__WHAT YOU ARE ASKED TO DO__. Leaving out every picture, quote the data below exactly as it appears.

-- START DATASET RECORDS --

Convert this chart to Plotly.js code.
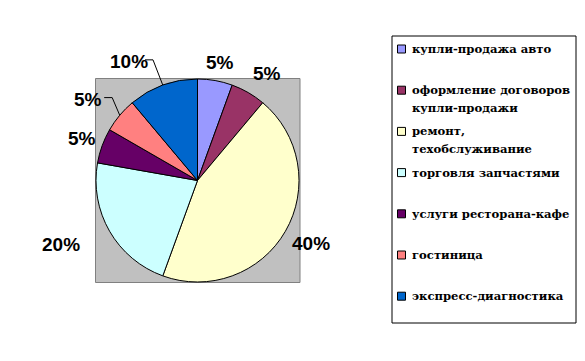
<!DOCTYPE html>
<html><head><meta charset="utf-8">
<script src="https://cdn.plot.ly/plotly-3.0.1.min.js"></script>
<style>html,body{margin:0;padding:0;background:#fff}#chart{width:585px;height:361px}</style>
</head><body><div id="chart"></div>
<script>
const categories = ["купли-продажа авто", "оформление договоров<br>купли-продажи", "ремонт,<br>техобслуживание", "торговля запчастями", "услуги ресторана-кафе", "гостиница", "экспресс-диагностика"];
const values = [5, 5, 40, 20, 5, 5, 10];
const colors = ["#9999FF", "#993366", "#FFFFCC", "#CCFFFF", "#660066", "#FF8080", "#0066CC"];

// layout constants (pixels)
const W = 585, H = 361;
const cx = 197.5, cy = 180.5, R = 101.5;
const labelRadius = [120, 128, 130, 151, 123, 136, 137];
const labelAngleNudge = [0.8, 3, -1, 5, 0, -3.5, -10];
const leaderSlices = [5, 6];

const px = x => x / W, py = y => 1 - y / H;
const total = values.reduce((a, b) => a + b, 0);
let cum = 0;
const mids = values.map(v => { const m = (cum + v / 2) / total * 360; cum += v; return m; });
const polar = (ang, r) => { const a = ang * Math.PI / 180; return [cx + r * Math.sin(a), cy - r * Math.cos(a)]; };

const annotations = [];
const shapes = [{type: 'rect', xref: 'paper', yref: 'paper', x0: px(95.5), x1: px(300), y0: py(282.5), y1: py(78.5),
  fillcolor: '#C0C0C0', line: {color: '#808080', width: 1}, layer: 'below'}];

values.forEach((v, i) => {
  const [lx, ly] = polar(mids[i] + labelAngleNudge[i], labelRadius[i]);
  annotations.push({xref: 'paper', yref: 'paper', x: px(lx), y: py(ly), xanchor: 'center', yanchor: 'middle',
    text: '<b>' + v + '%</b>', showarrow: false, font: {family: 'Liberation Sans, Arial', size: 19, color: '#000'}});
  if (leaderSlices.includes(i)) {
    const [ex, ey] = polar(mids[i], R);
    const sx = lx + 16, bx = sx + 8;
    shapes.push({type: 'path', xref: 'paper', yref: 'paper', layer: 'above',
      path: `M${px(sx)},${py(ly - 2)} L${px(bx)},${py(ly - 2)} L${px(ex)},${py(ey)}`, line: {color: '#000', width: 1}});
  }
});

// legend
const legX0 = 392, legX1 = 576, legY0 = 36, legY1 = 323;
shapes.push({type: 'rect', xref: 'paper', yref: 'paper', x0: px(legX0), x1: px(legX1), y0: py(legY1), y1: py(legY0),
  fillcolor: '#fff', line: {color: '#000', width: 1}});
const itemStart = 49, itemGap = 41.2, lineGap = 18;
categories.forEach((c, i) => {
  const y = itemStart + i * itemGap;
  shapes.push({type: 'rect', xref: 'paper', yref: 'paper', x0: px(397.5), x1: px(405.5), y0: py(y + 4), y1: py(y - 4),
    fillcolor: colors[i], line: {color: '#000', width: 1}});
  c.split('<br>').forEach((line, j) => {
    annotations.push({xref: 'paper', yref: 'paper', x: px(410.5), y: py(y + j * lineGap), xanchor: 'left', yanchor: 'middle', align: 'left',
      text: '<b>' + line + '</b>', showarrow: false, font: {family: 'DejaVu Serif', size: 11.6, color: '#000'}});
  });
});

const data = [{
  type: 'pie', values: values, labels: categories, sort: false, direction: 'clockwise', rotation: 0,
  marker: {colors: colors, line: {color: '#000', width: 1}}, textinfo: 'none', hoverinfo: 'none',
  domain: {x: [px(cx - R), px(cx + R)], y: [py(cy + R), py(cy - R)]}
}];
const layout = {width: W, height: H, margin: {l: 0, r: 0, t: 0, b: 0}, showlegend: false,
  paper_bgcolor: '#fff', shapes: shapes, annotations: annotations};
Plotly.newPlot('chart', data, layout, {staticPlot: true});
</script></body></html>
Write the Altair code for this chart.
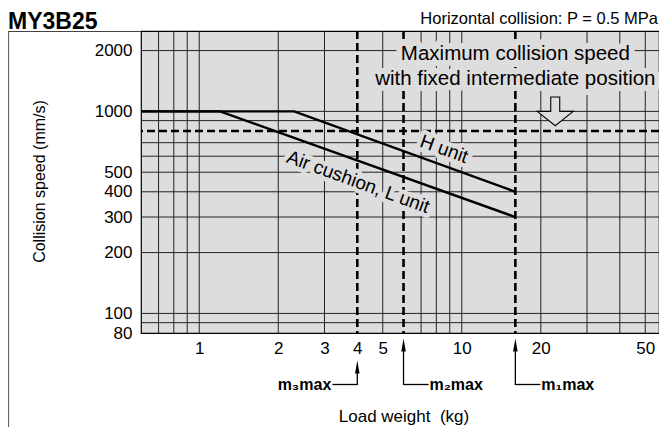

-- END DATASET RECORDS --

__EXERCISE OUTPUT__.
Convert this chart to Plotly.js code.
<!DOCTYPE html>
<html><head><meta charset="utf-8">
<script src="https://cdn.plot.ly/plotly-3.0.1.min.js"></script>
<style>html,body{margin:0;padding:0;background:#fff}#chart{width:585px;height:361px}</style>
</head><body><div id="chart"></div>
<script>
const categories = ["купли-продажа авто", "оформление договоров<br>купли-продажи", "ремонт,<br>техобслуживание", "торговля запчастями", "услуги ресторана-кафе", "гостиница", "экспресс-диагностика"];
const values = [5, 5, 40, 20, 5, 5, 10];
const colors = ["#9999FF", "#993366", "#FFFFCC", "#CCFFFF", "#660066", "#FF8080", "#0066CC"];

// layout constants (pixels)
const W = 585, H = 361;
const cx = 197.5, cy = 180.5, R = 101.5;
const labelRadius = [120, 128, 130, 151, 123, 136, 137];
const labelAngleNudge = [0.8, 3, -1, 5, 0, -3.5, -10];
const leaderSlices = [5, 6];

const px = x => x / W, py = y => 1 - y / H;
const total = values.reduce((a, b) => a + b, 0);
let cum = 0;
const mids = values.map(v => { const m = (cum + v / 2) / total * 360; cum += v; return m; });
const polar = (ang, r) => { const a = ang * Math.PI / 180; return [cx + r * Math.sin(a), cy - r * Math.cos(a)]; };

const annotations = [];
const shapes = [{type: 'rect', xref: 'paper', yref: 'paper', x0: px(95.5), x1: px(300), y0: py(282.5), y1: py(78.5),
  fillcolor: '#C0C0C0', line: {color: '#808080', width: 1}, layer: 'below'}];

values.forEach((v, i) => {
  const [lx, ly] = polar(mids[i] + labelAngleNudge[i], labelRadius[i]);
  annotations.push({xref: 'paper', yref: 'paper', x: px(lx), y: py(ly), xanchor: 'center', yanchor: 'middle',
    text: '<b>' + v + '%</b>', showarrow: false, font: {family: 'Liberation Sans, Arial', size: 19, color: '#000'}});
  if (leaderSlices.includes(i)) {
    const [ex, ey] = polar(mids[i], R);
    const sx = lx + 16, bx = sx + 8;
    shapes.push({type: 'path', xref: 'paper', yref: 'paper', layer: 'above',
      path: `M${px(sx)},${py(ly - 2)} L${px(bx)},${py(ly - 2)} L${px(ex)},${py(ey)}`, line: {color: '#000', width: 1}});
  }
});

// legend
const legX0 = 392, legX1 = 576, legY0 = 36, legY1 = 323;
shapes.push({type: 'rect', xref: 'paper', yref: 'paper', x0: px(legX0), x1: px(legX1), y0: py(legY1), y1: py(legY0),
  fillcolor: '#fff', line: {color: '#000', width: 1}});
const itemStart = 49, itemGap = 41.2, lineGap = 18;
categories.forEach((c, i) => {
  const y = itemStart + i * itemGap;
  shapes.push({type: 'rect', xref: 'paper', yref: 'paper', x0: px(397.5), x1: px(405.5), y0: py(y + 4), y1: py(y - 4),
    fillcolor: colors[i], line: {color: '#000', width: 1}});
  c.split('<br>').forEach((line, j) => {
    annotations.push({xref: 'paper', yref: 'paper', x: px(410.5), y: py(y + j * lineGap), xanchor: 'left', yanchor: 'middle', align: 'left',
      text: '<b>' + line + '</b>', showarrow: false, font: {family: 'DejaVu Serif', size: 11.6, color: '#000'}});
  });
});

const data = [{
  type: 'pie', values: values, labels: categories, sort: false, direction: 'clockwise', rotation: 0,
  marker: {colors: colors, line: {color: '#000', width: 1}}, textinfo: 'none', hoverinfo: 'none',
  domain: {x: [px(cx - R), px(cx + R)], y: [py(cy + R), py(cy - R)]}
}];
const layout = {width: W, height: H, margin: {l: 0, r: 0, t: 0, b: 0}, showlegend: false,
  paper_bgcolor: '#fff', shapes: shapes, annotations: annotations};
Plotly.newPlot('chart', data, layout, {staticPlot: true});
</script></body></html>
Write the Altair code for this chart.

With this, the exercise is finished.